By February 1995, Richey was gone, his car abandoned at a notorious suicide spot. No word has been heard since. "I thought I knew him better than anyone, but I never thought he’d disappear." says Nicky. "Perhaps I didn't know him as well as I thought. The fact is he's done what he wanted to do — whether he's a sewage farmer or whatever, he obviously felt he had to do it." These are not the words of someone who thinks his best friend is dead. "My head tells me he is, but my heart tells me he's alive. Perhaps it's just wishful thinking."

For all this, the band have struggled on, attempting to put 'the Richey thing', as singer/guitarist James Dean Bradfield puts it, behind them. When the single ,A Design For Life, entered the charts at number two, they knew they had succeeded. But there's also a strong sense that much of the interest in the band is precisely founded on 'the Richey thing', that the shadow his worldview, his personality. and — most of all — his disappearance has cast over the Manics has given them depth, 'human interest', and that rock 'n' roll romance Nicky talks about. After all, cynics mutter, suicide or elaborate fakery. you can‘t take the rock 'n' roll spectacle any further.

For the Manics themselves. such an idea sticks in the throat — it’s their lives we're talking about here, their friend, not rock 'n' roll myth— making. "I'm quite proud of the fact we've reached something of a peak," says Nicky, "but it‘s bittersweet — always tainted with sadness because of Richey." But he's enjoyed the controversy their brilliant video has caused, its violent imagery earning it an MTV ban: "We've still got that kind of anger in us, that desire to be censored and hated," he admits. "We still want to subvert from within."

These days, the Manic Street Preachers' stage act is notably muted — a gap left where Richey used to stand, for which even James's newfound stage mobility doesn't fully compensate. "There were times in our career when we've been the most exciting live band ever," says Nicky sadly, "but now, you look over and realise Richey's not there." These days they dress down, the makeup is gone, there's no guitar-smashing, and even the once combustible Nicky Wire stands stock-still, rocking on his heels, eyes blissfully shut, the only man in rock who can mouth the words of songs onstage without it being corny.

Writing without Richey is a lonely experience: "Richey was such a researcher, that was amazingly stimulating because he consumed so much.
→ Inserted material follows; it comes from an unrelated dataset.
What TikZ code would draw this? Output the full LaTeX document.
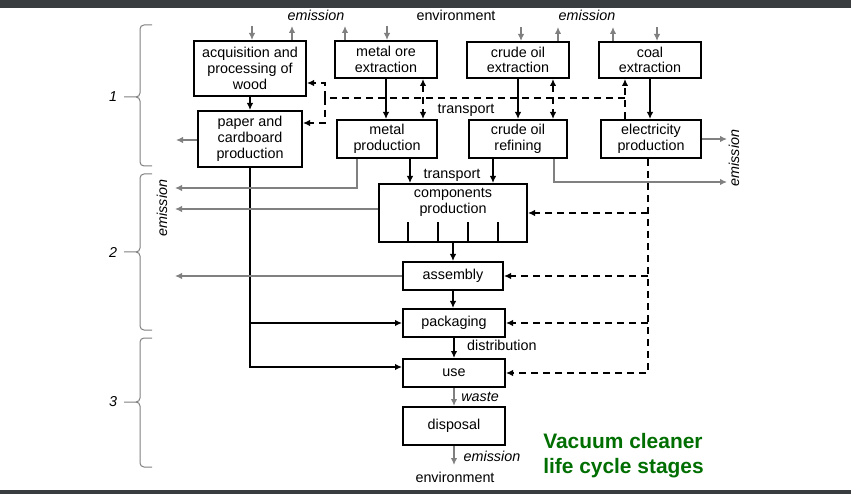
\documentclass[tikz,border=0pt]{standalone}
\usepackage{fontspec}
\setmainfont{Liberation Sans}
\usetikzlibrary{arrows.meta,calc}
\definecolor{band}{RGB}{58,61,64}
\definecolor{gline}{RGB}{128,128,128}
\definecolor{titlegreen}{RGB}{0,110,0}
\begin{document}
\begin{tikzpicture}[x=1bp,y=-1bp,
  box/.style={draw=black,line width=2bp,align=center,inner sep=0pt,font=\fontsize{14.4}{15.8}\selectfont},
  lbl/.style={font=\fontsize{14.4}{16}\selectfont,inner sep=0pt},
  ilbl/.style={font=\fontsize{14.4}{16}\selectfont\itshape,inner sep=0pt},
  flow/.style={draw=black,line width=2bp,-{Latex[length=7bp,width=6.5bp]}},
  dashflow/.style={flow,dash pattern=on 7bp off 5bp},
  dashline/.style={draw=black,line width=2bp,dash pattern=on 7bp off 5bp},
  dashboth/.style={dashline,{Latex[length=7bp,width=6.5bp]}-{Latex[length=7bp,width=6.5bp]}},
  gflow/.style={draw=gline,line width=2bp,-{Latex[length=7bp,width=6.5bp]}},
  brk/.style={draw=gline,line width=1bp},
]
\useasboundingbox (0,0) rectangle (851,494);
\fill[band] (0,0) rectangle (851,8);
\fill[band] (0,490) rectangle (851,494);

% boxes
\node[box,minimum width=112bp,minimum height=55bp] (acq) at (250,68.5) {acquisition and\\processing of\\wood};
\node[box,minimum width=104bp,minimum height=56bp] (paper) at (250,139) {paper and\\cardboard\\production};
\node[box,minimum width=102bp,minimum height=37bp] (ore) at (386,59.5) {metal ore\\extraction};
\node[box,minimum width=100bp,minimum height=38bp] (metal) at (387,139) {metal\\production};
\node[box,minimum width=102bp,minimum height=36bp] (crude) at (518,60) {crude oil\\extraction};
\node[box,minimum width=102bp,minimum height=36bp] (coal) at (650,60) {coal\\extraction};
\node[box,minimum width=98bp,minimum height=38bp] (refine) at (518,139) {crude oil\\refining};
\node[box,minimum width=100bp,minimum height=38bp] (elec) at (651,139) {electricity\\production};
\node[box,minimum width=148bp,minimum height=58bp] (comp) at (453,213) {};
\node[lbl,align=center] (comptext) at (453,202) {components\\production};
\node[box,minimum width=100bp,minimum height=28bp] (asm) at (453,276) {assembly};
\node[box,minimum width=102bp,minimum height=28bp] (pack) at (454,323) {packaging};
\node[box,minimum width=102bp,minimum height=28bp] (use) at (454,373) {use};
\node[box,minimum width=102bp,minimum height=38bp] (disp) at (454,426) {disposal};

% ticks in components box
\foreach \dx in {-45,-15,15,45}
  \draw[line width=2bp] ([xshift=\dx bp]comp.south) -- ++(0,-21);

% top labels
\node[ilbl] (emT1) at (316,15) {emission};
\node[lbl] (envT) at (456,15) {environment};
\node[ilbl] (emT2) at (587,15) {emission};

% top gray emission arrows
\draw[gflow] ([xshift=2bp]acq.north) ++(0,-14) -- ([xshift=2bp]acq.north);
\draw[gflow] ([xshift=42bp]acq.north) -- ++(0,-14);
\draw[gflow] ([xshift=-41bp]ore.north) -- ++(0,-14);
\draw[gflow] ([xshift=1bp]ore.north) ++(0,-14) -- ([xshift=1bp]ore.north);
\draw[gflow] ([xshift=3bp]crude.north) ++(0,-14) -- ([xshift=3bp]crude.north);
\draw[gflow] ([xshift=40bp]crude.north) -- ++(0,-14);
\draw[gflow] ([xshift=-37bp]coal.north) -- ++(0,-14);
\draw[gflow] ([xshift=7bp]coal.north) ++(0,-14) -- ([xshift=7bp]coal.north);

% solid flows top
\draw[flow] (acq.south) -- (paper.north);
\draw[flow] (ore.south) -- (ore.south |- metal.north);
\draw[flow] (crude.south) -- (crude.south |- refine.north);
\draw[flow] (coal.south) -- (coal.south |- elec.north);

% dashed transport network
\draw[dashboth] ([xshift=37bp]ore.south) -- ([xshift=37bp]ore.south |- metal.north);
\draw[dashboth] ([xshift=35bp]crude.south) -- ([xshift=35bp]crude.south |- refine.north);
\draw[dashflow] ([xshift=-26bp]elec.north) -- ([xshift=-26bp]elec.north |- coal.south);
\coordinate (dJ) at (625,98);
\coordinate (dL) at (325,98);
\draw[dashline] (dJ) -- (dL);
\draw[dashflow] (dL) |- ([yshift=-14.5bp]acq.east);
\draw[dashflow] (dL) |- ([yshift=16bp]paper.east);
\node[lbl] (tr1) at (466,110) {transport};

% to components
\draw[flow] ([xshift=23bp]metal.south) -- ([xshift=23bp]metal.south |- comp.north);
\draw[flow] ([xshift=-25bp]refine.south) -- ([xshift=-25bp]refine.south |- comp.north);
\node[lbl] (tr2) at (452,175) {transport};

% main chain
\draw[flow] (comp.south -| asm.north) -- (asm.north);
\draw[flow] (asm.south) -- (asm.south |- pack.north);
\draw[flow] (pack.south) -- (use.north);
\node[lbl,anchor=west] (distr) at (467,345) {distribution};
\draw[gflow] (use.south) -- (disp.north);
\node[ilbl] (waste) at (480,397) {waste};
\coordinate (envB) at (454,465);
\draw[gflow] (disp.south) -- (envB);
\node[ilbl] (emB) at (492,456) {emission};
\node[lbl] (envBt) at (455,477) {environment};

% wood trunk
\draw[flow] (paper.south) |- ([yshift=6bp]use.west);
\draw[flow] (paper.south |- pack.west) -- (pack.west);

% electricity dashed supply
\coordinate (eB) at ([xshift=-3bp]elec.south);
\draw[dashflow] (eB) |- (use.east);
\draw[dashflow] (eB |- comp.east) -- (comp.east);
\draw[dashflow] (eB |- asm.east) -- (asm.east);
\draw[dashflow] (eB |- pack.east) -- (pack.east);

% gray emissions left
\coordinate (gl1) at (176,140);
\coordinate (gl2) at (175,188);
\coordinate (gl3) at (175,209);
\coordinate (gl4) at (175,276);
\draw[gflow] (paper.west |- gl1) -- (gl1);
\draw[gflow] ([xshift=-30bp]metal.south) |- (gl2);
\draw[gflow] (comp.west |- gl3) -- (gl3);
\draw[gflow] (asm.west |- gl4) -- (gl4);
\node[ilbl,rotate=90] (emL) at (162,208) {emission};

% gray emissions right
\coordinate (gr1) at (727,139);
\coordinate (gr2) at (727,182);
\draw[gflow] (elec.east) -- (gr1);
\draw[gflow] ([xshift=36bp]refine.south) |- (gr2);
\node[ilbl,rotate=90] (emR) at (734,158) {emission};

% brackets
\foreach \T/\M/\B/\n in {25/97/166/1, 174/252/330/2, 338/402/467/3}{
  \draw[brk] (152,\T) -- (144,\T) to[out=180,in=90] (140,\T+4) -- (140,\M-4) to[out=-90,in=0] (136,\M) -- (124,\M);
  \draw[brk] (136,\M) to[out=0,in=90] (140,\M+4) -- (140,\B-4) to[out=-90,in=180] (144,\B) -- (152,\B);
  \node[ilbl] (stage\n) at (113,\M) {\n};
}

% title
\node[font=\fontsize{21}{25}\selectfont\bfseries,text=titlegreen,align=left,inner sep=0pt] (title) at (623.5,455.5) {Vacuum cleaner\\life cycle stages};
\end{tikzpicture}
\end{document}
I'm a bit of a lazy bastard. Every day we'd talk about something we'd read, something we'd seen — it was quite telepathic. That's when I really miss him - just talking — like your best mate, just talking about everything under the sun. It's not about the band so much, that's what no one seems to understand, it’s the personal thing. For four years we've all been totally obsessed with each other. It was like going out together. Everyone else had girlfriends, we had each other. We were sad bastards really."

Richey"s absence makes for a lyrically more positive world view on the excellent new album Everything Must Go — except on the few songs to which he contributed. It also affects the music - not because he was ever integral in that department (it's said he barely played on the records), but because of the subduing, even mellowing effect his disappearance has had on the band. The new album is lushly produced, featuring keyboards, strings and trumpets (courtesy of drummer Sean Moore). Its pop sound is a long way from the desolate musical landscape of The Holy Bible. "The music is meant to be a bit more uplifting," says Wire, though the Manics will never lose their punky, abrasive quality, and there are still tracks which make for distinctly uneasy listening.
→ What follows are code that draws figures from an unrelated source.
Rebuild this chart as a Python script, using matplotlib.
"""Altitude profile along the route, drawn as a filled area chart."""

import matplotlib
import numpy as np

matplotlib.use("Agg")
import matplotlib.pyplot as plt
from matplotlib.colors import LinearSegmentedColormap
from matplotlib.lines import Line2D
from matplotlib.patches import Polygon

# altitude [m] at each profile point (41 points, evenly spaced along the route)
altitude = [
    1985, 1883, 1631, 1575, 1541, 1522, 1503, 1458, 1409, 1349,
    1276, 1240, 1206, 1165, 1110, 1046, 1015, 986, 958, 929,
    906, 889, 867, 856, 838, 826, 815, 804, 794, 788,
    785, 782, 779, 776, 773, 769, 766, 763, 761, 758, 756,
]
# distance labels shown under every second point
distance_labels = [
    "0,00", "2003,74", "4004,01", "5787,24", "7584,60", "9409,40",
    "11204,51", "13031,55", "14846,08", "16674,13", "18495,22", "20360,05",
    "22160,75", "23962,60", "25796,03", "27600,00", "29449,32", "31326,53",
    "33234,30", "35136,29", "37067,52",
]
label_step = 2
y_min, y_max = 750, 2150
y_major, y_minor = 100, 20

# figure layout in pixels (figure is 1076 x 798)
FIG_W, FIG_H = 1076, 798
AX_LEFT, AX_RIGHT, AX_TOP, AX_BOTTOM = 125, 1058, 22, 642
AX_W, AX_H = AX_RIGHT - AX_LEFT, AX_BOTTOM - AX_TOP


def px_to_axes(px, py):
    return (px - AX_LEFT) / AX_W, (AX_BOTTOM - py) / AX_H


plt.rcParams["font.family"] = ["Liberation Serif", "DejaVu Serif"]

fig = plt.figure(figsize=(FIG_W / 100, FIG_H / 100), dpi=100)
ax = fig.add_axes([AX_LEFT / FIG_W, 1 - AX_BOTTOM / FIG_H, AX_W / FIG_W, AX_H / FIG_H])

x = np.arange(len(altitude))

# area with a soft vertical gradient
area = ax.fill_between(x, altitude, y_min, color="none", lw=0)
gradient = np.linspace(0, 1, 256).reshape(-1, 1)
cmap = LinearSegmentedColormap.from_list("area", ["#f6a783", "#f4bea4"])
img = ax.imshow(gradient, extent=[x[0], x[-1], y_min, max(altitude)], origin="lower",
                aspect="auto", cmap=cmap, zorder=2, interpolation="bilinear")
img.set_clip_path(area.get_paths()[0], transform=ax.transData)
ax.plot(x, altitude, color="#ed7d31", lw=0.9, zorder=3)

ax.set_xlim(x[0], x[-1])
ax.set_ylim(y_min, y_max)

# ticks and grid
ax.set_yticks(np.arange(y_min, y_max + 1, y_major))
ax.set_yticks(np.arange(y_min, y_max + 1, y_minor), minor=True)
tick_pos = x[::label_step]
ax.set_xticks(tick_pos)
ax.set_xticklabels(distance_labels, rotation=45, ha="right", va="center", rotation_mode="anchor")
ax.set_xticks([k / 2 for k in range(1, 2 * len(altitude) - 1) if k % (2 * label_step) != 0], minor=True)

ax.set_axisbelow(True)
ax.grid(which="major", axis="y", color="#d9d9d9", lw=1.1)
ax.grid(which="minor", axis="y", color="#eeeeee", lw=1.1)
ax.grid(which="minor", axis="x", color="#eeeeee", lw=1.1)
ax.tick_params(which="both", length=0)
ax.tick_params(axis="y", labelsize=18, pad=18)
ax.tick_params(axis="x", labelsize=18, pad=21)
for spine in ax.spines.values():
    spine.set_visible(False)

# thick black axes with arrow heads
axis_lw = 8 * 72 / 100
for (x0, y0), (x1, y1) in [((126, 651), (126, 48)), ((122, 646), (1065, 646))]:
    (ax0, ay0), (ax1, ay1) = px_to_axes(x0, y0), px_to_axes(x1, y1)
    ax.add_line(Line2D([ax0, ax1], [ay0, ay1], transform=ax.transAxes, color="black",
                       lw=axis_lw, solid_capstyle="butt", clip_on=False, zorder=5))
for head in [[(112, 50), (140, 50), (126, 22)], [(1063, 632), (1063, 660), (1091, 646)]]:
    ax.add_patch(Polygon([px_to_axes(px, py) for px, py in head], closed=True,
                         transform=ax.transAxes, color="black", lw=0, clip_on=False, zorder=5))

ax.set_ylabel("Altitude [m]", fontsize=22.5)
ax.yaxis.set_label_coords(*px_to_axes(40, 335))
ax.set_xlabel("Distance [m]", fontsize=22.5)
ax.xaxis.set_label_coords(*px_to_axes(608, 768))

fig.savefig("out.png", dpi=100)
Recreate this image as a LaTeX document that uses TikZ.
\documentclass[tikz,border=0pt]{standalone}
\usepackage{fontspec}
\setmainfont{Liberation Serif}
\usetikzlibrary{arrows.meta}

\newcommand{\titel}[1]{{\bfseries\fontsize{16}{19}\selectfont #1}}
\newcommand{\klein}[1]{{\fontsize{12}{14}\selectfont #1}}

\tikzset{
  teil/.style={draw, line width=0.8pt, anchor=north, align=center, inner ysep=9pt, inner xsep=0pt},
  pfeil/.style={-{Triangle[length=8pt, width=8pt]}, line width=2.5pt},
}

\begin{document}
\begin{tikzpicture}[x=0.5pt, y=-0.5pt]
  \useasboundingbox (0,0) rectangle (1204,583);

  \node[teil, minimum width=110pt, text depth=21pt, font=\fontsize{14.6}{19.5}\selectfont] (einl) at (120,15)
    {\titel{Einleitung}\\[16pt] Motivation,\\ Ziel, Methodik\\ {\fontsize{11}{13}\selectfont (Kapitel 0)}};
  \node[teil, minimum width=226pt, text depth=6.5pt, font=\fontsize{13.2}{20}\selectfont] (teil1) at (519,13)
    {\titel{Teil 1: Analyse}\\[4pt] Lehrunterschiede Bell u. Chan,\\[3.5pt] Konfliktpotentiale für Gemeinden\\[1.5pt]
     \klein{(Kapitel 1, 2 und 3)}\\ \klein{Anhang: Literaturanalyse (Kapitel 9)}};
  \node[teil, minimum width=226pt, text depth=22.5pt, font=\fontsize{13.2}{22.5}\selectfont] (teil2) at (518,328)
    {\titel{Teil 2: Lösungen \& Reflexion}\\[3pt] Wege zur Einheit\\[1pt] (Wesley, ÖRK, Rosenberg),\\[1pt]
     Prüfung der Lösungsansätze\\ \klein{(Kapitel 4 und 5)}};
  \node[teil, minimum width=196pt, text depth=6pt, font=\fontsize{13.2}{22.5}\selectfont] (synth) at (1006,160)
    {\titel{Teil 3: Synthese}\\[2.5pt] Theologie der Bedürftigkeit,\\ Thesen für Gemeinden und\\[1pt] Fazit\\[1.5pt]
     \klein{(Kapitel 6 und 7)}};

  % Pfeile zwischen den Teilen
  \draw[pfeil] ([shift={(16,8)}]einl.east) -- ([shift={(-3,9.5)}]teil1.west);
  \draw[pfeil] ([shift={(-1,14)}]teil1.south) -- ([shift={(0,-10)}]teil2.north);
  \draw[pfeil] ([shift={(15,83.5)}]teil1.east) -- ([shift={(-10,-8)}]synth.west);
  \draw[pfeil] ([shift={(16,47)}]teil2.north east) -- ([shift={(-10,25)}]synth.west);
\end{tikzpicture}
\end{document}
It's a strange kind of success the Manic Street Preachers have achieved, particularly in the light of their early career plans for world domination. Success has come without Richey, maybe even because of Richey's disappearance, with the band consequently shorn of the spite and strutting arrogance that once defined them. As a result. it's hard not to read the current single's plaint about the working class's self—destructive tendencies as a rejection of the rock 'n' roll spectacle that took such a toll upon the band: as the setting of a new agenda — a design for life.